México no contó con las ventajas de su vecino del norte. Entró a la vida nacional con una gran pérdida de población, debilitado, dividido, sin experiencia política, en bancarrota y afectadas todas las ramas de su economía. No alcanzó el reconocimiento de la metrópoli sino a finales de 1836, convirtiéndose en blanco de ambiciones extranjeras sobre su mercado, su plata y su territorio. No obstante, lograda la independencia, con optimismo imitó parte del sistema político y de política de colonización de su vecino, esperando tener el mismo resultado. Para poblar su deshabitado septentrión, mejoró las condiciones ofrecidas por Estados Unidos para colonizar la provincia de Texas y asegurar la lealtad de los colonos. Mas los resultados fueron desastrosos.
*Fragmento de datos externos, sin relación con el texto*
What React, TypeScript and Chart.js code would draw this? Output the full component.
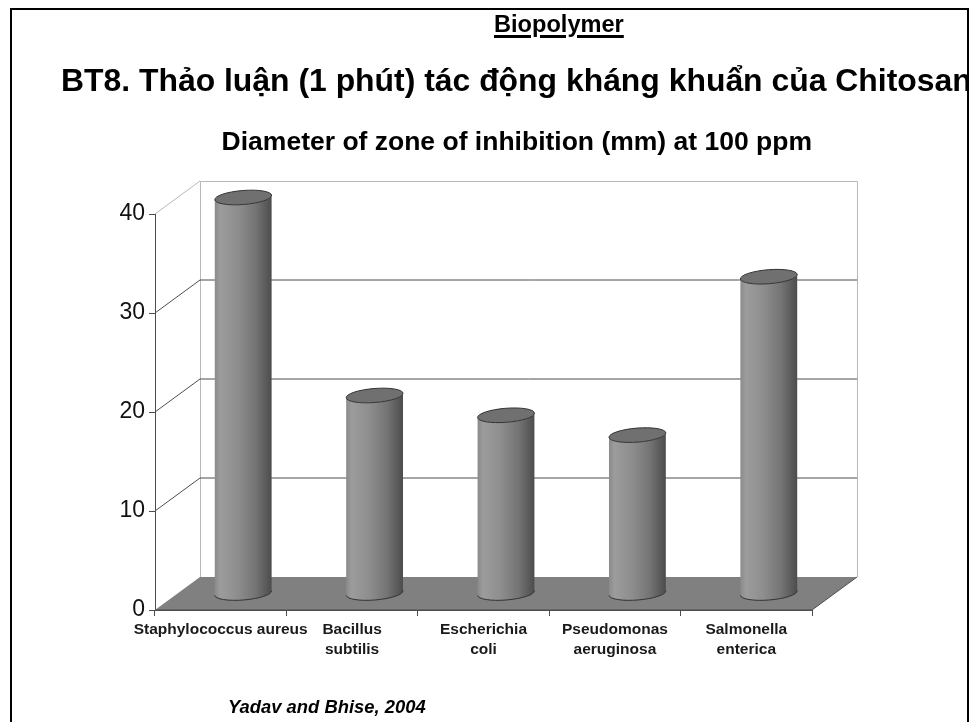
import React, { useEffect, useRef } from "react";
import { Chart, registerables } from "chart.js";

Chart.register(...registerables);

const FONT = '"Liberation Sans", Arial, sans-serif';

const slideHeading = "Biopolymer";
const slideTitle = "BT8. Thảo luận (1 phút) tác động kháng khuẩn của Chitosan";
const chartTitle = "Diameter of zone of inhibition (mm) at 100 ppm";
const sourceNote = "Yadav and Bhise, 2004";

const categories: string[][] = [
  ["Staphylococcus aureus"],
  ["Bacillus", "subtilis"],
  ["Escherichia", "coli"],
  ["Pseudomonas", "aeruginosa"],
  ["Salmonella", "enterica"],
];
const inhibitionValues = [40, 20, 18, 16, 32];
const yTicks = [0, 10, 20, 30, 40];

const DEPTH_X = 45;
const DEPTH_Y = 33;
const RADIUS_X = 28.5;
const RADIUS_Y = 7;
const TILT = -0.08;

const chart3d = {
  id: "chart3d",
  beforeDatasetsDraw(chart: any) {
    const { ctx, chartArea, scales } = chart;
    const { left, right, bottom } = chartArea;
    const y = scales.y;
    ctx.save();
    ctx.fillStyle = "#808080";
    ctx.beginPath();
    ctx.moveTo(left, bottom);
    ctx.lineTo(left + DEPTH_X, bottom - DEPTH_Y);
    ctx.lineTo(right + DEPTH_X, bottom - DEPTH_Y);
    ctx.lineTo(right, bottom);
    ctx.closePath();
    ctx.fill();
    const topY = y.getPixelForValue(40);
    ctx.lineWidth = 1;
    ctx.strokeStyle = "#b8b8b8";
    ctx.beginPath();
    ctx.moveTo(left + DEPTH_X + 0.5, bottom - DEPTH_Y);
    ctx.lineTo(left + DEPTH_X + 0.5, topY - DEPTH_Y + 0.5);
    ctx.lineTo(right + DEPTH_X + 0.5, topY - DEPTH_Y + 0.5);
    ctx.lineTo(right + DEPTH_X + 0.5, bottom - DEPTH_Y);
    ctx.moveTo(left, topY);
    ctx.lineTo(left + DEPTH_X, topY - DEPTH_Y);
    ctx.stroke();
    ctx.strokeStyle = "#4d4d4d";
    ctx.beginPath();
    for (const v of yTicks) {
      if (v === 0 || v === 40) continue;
      const py = y.getPixelForValue(v);
      ctx.moveTo(left, py);
      ctx.lineTo(left + DEPTH_X, py - DEPTH_Y);
      ctx.lineTo(right + DEPTH_X, py - DEPTH_Y);
    }
    ctx.stroke();
    ctx.beginPath();
    ctx.moveTo(left, bottom);
    ctx.lineTo(right, bottom);
    ctx.lineTo(right + DEPTH_X, bottom - DEPTH_Y);
    ctx.stroke();
    ctx.restore();
  },
  afterDatasetsDraw(chart: any) {
    const { ctx } = chart;
    const meta = chart.getDatasetMeta(0);
    ctx.save();
    meta.data.forEach((bar: any) => {
      const cx = bar.x + DEPTH_X / 2;
      const topC = bar.y - DEPTH_Y / 2;
      const baseC = bar.base - DEPTH_Y / 2;
      const l = cx - RADIUS_X;
      const r = cx + RADIUS_X;
      const g = ctx.createLinearGradient(l, 0, r, 0);
      g.addColorStop(0, "#8a8a8a");
      g.addColorStop(0.1, "#9c9c9c");
      g.addColorStop(0.4, "#8e8e8e");
      g.addColorStop(0.72, "#747474");
      g.addColorStop(1, "#4c4c4c");
      ctx.beginPath();
      ctx.ellipse(cx, topC, RADIUS_X, RADIUS_Y, TILT, Math.PI, 0, true);
      ctx.ellipse(cx, baseC, RADIUS_X, RADIUS_Y, TILT, 0, Math.PI, false);
      ctx.closePath();
      ctx.fillStyle = g;
      ctx.fill();
      ctx.strokeStyle = "#333333";
      ctx.lineWidth = 1;
      ctx.beginPath();
      ctx.ellipse(cx, baseC, RADIUS_X, RADIUS_Y, TILT, 0, Math.PI, false);
      ctx.stroke();
      ctx.beginPath();
      ctx.ellipse(cx, topC, RADIUS_X, RADIUS_Y, TILT, 0, Math.PI * 2);
      ctx.fillStyle = "#707070";
      ctx.fill();
      ctx.stroke();
    });
    ctx.restore();
  },
};

export default function App() {
  const ref = useRef<HTMLCanvasElement>(null);
  useEffect(() => {
    document.body.style.margin = "0";
    const chart = new Chart(ref.current as HTMLCanvasElement, {
      type: "bar",
      data: {
        labels: categories as any,
        datasets: [
          {
            label: "Zone of inhibition (mm)",
            data: inhibitionValues,
            backgroundColor: "rgba(0,0,0,0)",
            borderWidth: 0,
          },
        ],
      },
      options: {
        responsive: false,
        animation: false,
        layout: { padding: { top: 127, right: 157, left: 0, bottom: 0 } },
        plugins: {
          legend: { display: false },
          tooltip: { enabled: false },
          title: {
            display: true,
            text: chartTitle,
            align: "end",
            fullSize: false,
            color: "#000",
            font: { family: FONT, size: 26.5, weight: "bold", lineHeight: 1.2 },
            padding: { top: 0, bottom: 55.2 },
          },
        },
        scales: {
          x: {
            afterFit: (s: any) => {
              s.height = 112;
            },
            grid: {
              drawOnChartArea: false,
              tickLength: 6,
              color: "#4d4d4d",
            },
            border: { color: "#4d4d4d" },
            ticks: {
              autoSkip: false,
              maxRotation: 0,
              minRotation: 0,
              padding: 4,
              color: "#1a1a1a",
              font: { family: FONT, size: 15.5, weight: "bold", lineHeight: 1.29 },
            },
          },
          y: {
            min: 0,
            max: 40,
            afterFit: (s: any) => {
              s.width = 155;
            },
            afterBuildTicks: (s: any) => {
              s.ticks = yTicks.map((value) => ({ value }));
            },
            grid: {
              drawOnChartArea: false,
              tickLength: 6,
              color: "#4d4d4d",
            },
            border: { color: "#4d4d4d" },
            ticks: {
              padding: 4,
              color: "#111",
              font: { family: FONT, size: 23 },
            },
          },
        },
      },
      plugins: [chart3d],
    } as any);
    return () => chart.destroy();
  }, []);

  const box: React.CSSProperties = {
    position: "absolute",
    fontFamily: FONT,
    fontWeight: "bold",
    color: "#000",
    whiteSpace: "nowrap",
    lineHeight: 1,
  };

  return (
    <div style={{ position: "relative", width: 969, height: 722, overflow: "hidden", background: "#fff" }}>
      <canvas ref={ref} width={969} height={722} style={{ position: "absolute", left: 0, top: 0 }} />
      <div
        style={{
          position: "absolute",
          left: 10,
          top: 8,
          width: 955,
          height: 800,
          border: "2px solid #000",
          overflow: "hidden",
        }}
      >
        <div
          style={{
            ...box,
            left: 482,
            top: 3,
            fontSize: 23.6,
            textDecoration: "underline",
            textDecorationThickness: 3,
            textUnderlineOffset: 3,
          }}
        >
          {slideHeading}
        </div>
        <div style={{ ...box, left: 49, top: 55, fontSize: 31.9 }}>{slideTitle}</div>
        <div style={{ ...box, left: 216, top: 688, fontSize: 18.4, fontStyle: "italic" }}>{sourceNote}</div>
      </div>
    </div>
  );
}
Éstos ya se anunciaban desde 1826, cuando el colono Haden Edwards intentó fundar la república de "Fredonia".
En 1830, una nueva ley de colonización prohibió la entrada de angloamericanos, en una búsqueda de revertir la situación que indicaba que éstos se encontraban en una proporción de nueve a uno con los mexicanos. Los colonos, procedentes en su mayoría del sur norteamericano, habían introducido gran número de esclavos y los empresarios hacían una abierta especulación de tierras, en violación abierta a las condiciones de los contratos.
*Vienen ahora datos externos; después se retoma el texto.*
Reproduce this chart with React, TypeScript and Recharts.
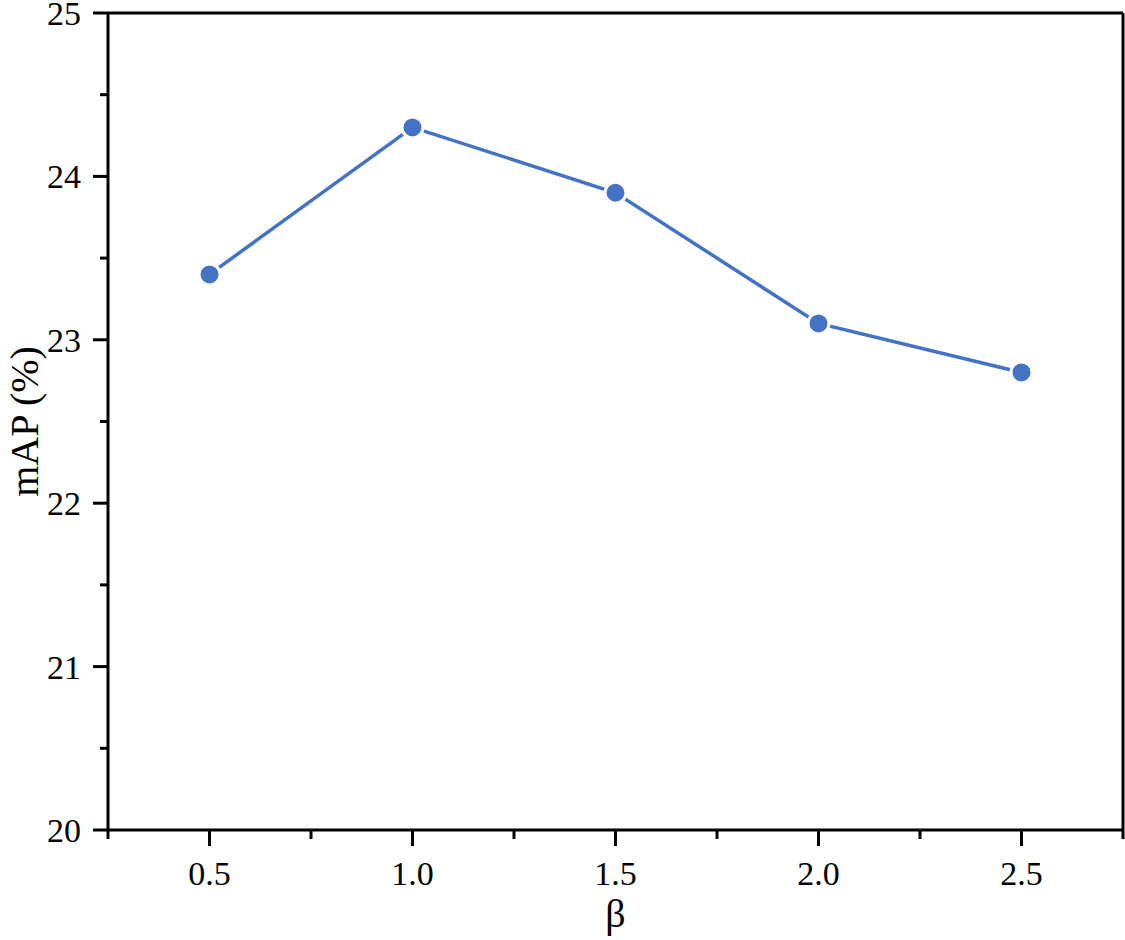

Para neutralizar el malestar generado por las diferencias culturales y el abolicionismo mexicano, el gobierno terminó por otorgar nuevos privilegios: desde la derogación del decreto de abolición de la esclavitud y la reapertura de las puertas a la inmigración angloamericana, hasta la legalización del uso del inglés en asuntos administrativos y jurídicos, la institución del juicio por jurado y un nuevo plazo de exención de impuestos. Pero los especuladores de tierras y el grupo de norteamericanos que habían entrado para promover la anexión de Texas a Estados Unidos no cejarían en fomentar cualquier motivo para provocar la ruptura.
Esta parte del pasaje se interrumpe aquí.